» DATA SHOWN
▶

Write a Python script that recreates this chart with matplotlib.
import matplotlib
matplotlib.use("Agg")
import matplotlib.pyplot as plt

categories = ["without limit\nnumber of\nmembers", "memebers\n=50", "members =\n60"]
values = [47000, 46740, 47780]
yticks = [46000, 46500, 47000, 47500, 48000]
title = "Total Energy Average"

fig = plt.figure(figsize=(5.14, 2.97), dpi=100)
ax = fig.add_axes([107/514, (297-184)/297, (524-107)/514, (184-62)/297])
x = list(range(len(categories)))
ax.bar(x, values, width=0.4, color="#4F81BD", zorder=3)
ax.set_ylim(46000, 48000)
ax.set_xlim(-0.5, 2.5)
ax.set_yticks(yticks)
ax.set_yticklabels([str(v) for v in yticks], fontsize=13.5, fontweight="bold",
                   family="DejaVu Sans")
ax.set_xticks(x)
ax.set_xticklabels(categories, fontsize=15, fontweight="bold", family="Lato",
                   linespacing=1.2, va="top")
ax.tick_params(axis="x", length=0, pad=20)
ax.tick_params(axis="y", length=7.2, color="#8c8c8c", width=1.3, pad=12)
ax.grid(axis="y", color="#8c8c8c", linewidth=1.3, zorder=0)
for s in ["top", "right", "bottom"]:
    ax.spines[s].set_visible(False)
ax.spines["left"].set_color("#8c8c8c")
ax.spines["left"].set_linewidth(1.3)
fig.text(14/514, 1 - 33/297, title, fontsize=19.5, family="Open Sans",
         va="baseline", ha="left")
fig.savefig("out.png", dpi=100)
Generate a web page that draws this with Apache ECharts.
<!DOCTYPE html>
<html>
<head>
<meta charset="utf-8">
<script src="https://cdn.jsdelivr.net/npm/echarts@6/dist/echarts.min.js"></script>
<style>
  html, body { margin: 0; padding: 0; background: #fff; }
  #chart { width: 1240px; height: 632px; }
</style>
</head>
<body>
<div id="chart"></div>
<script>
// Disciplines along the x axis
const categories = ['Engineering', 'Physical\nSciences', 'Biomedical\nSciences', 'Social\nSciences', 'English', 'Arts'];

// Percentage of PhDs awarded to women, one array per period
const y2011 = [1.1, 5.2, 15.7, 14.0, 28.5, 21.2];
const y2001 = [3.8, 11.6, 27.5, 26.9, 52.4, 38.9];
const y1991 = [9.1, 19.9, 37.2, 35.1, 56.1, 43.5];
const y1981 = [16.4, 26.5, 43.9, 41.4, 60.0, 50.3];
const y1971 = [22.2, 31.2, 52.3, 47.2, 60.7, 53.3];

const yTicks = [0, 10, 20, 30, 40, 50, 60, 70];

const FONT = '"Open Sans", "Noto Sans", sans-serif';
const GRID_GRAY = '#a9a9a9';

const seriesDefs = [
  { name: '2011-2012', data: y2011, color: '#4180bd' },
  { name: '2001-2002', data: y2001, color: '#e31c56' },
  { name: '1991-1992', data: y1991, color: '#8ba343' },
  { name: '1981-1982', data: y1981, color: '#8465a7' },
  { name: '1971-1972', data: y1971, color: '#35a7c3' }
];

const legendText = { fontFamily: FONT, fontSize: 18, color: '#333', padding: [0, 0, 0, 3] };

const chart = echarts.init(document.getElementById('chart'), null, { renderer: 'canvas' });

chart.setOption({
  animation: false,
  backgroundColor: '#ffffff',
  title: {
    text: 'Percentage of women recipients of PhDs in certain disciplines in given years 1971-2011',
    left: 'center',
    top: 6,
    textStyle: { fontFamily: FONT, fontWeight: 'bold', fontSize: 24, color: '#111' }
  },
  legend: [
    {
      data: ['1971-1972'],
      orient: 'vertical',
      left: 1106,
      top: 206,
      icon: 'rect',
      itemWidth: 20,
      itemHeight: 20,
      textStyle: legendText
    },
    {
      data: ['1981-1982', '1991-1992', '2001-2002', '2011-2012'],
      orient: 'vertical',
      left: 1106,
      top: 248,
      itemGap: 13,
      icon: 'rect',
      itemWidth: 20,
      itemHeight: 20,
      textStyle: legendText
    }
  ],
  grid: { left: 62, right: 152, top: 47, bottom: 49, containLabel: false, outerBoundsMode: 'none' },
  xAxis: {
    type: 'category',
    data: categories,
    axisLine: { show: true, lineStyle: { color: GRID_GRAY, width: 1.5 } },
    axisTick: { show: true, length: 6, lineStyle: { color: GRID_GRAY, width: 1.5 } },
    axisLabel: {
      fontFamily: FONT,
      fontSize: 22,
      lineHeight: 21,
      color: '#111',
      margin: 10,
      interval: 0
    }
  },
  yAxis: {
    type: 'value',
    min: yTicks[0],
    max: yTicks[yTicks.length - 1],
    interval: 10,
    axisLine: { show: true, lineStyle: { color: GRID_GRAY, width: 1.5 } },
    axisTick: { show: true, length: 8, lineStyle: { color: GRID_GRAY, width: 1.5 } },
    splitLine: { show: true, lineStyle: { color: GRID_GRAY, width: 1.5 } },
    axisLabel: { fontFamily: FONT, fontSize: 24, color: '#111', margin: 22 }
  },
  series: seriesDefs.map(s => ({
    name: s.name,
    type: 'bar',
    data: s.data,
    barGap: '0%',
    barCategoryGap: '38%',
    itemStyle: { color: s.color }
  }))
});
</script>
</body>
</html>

◀
▶

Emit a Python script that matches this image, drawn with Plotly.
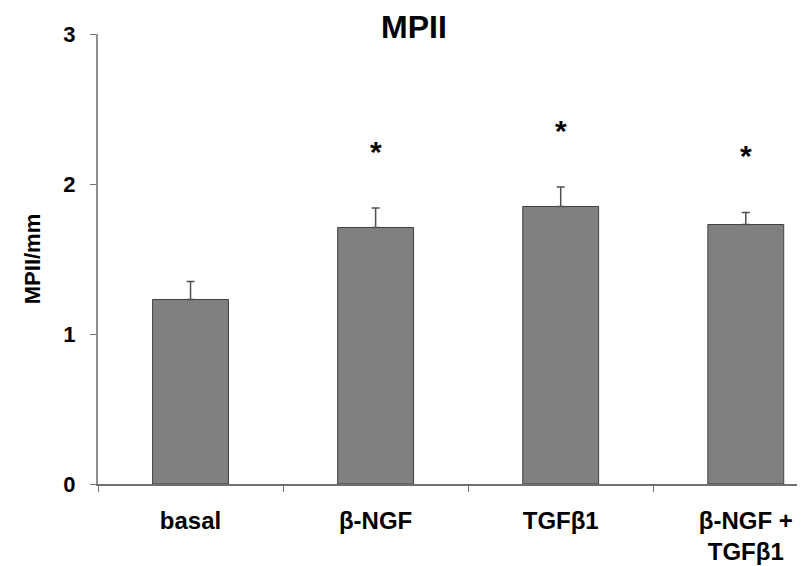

◀
▶

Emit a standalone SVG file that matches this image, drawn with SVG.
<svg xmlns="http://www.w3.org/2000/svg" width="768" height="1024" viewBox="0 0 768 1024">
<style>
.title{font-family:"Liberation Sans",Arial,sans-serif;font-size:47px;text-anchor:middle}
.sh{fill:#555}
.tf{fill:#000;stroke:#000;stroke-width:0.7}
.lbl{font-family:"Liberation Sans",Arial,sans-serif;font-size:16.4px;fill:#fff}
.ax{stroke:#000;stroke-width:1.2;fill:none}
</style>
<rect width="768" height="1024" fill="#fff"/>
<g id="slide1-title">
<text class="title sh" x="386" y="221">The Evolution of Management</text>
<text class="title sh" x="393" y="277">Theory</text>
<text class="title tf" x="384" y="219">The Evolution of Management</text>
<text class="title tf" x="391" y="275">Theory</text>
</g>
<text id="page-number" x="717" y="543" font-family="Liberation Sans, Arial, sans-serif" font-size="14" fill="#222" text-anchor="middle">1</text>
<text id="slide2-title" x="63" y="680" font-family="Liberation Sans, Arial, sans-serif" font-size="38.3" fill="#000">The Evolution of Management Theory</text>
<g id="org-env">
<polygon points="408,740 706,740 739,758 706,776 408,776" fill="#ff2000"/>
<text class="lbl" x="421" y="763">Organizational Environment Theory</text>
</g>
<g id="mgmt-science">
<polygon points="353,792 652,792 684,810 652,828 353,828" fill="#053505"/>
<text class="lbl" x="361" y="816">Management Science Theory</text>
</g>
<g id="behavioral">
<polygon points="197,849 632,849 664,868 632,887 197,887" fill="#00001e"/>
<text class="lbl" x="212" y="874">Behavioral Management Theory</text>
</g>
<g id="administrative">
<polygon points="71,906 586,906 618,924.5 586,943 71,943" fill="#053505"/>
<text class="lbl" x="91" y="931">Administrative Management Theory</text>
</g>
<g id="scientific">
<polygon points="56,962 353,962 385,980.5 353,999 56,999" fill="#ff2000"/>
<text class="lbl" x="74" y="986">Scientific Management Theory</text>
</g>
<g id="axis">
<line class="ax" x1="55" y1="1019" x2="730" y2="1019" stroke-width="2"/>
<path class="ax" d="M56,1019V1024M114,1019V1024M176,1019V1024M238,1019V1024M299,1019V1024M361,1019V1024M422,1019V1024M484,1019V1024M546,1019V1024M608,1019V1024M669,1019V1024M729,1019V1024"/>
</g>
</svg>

◀

» TASK
Repeat, word for word, only the lines from the line holding "Write a Python" through the line holding "import matplotlib.pyplot as plt", with both of those lines included.

» TASK ANSWER
Write a Python script that recreates this chart with matplotlib.
import matplotlib
matplotlib.use("Agg")
import matplotlib.pyplot as plt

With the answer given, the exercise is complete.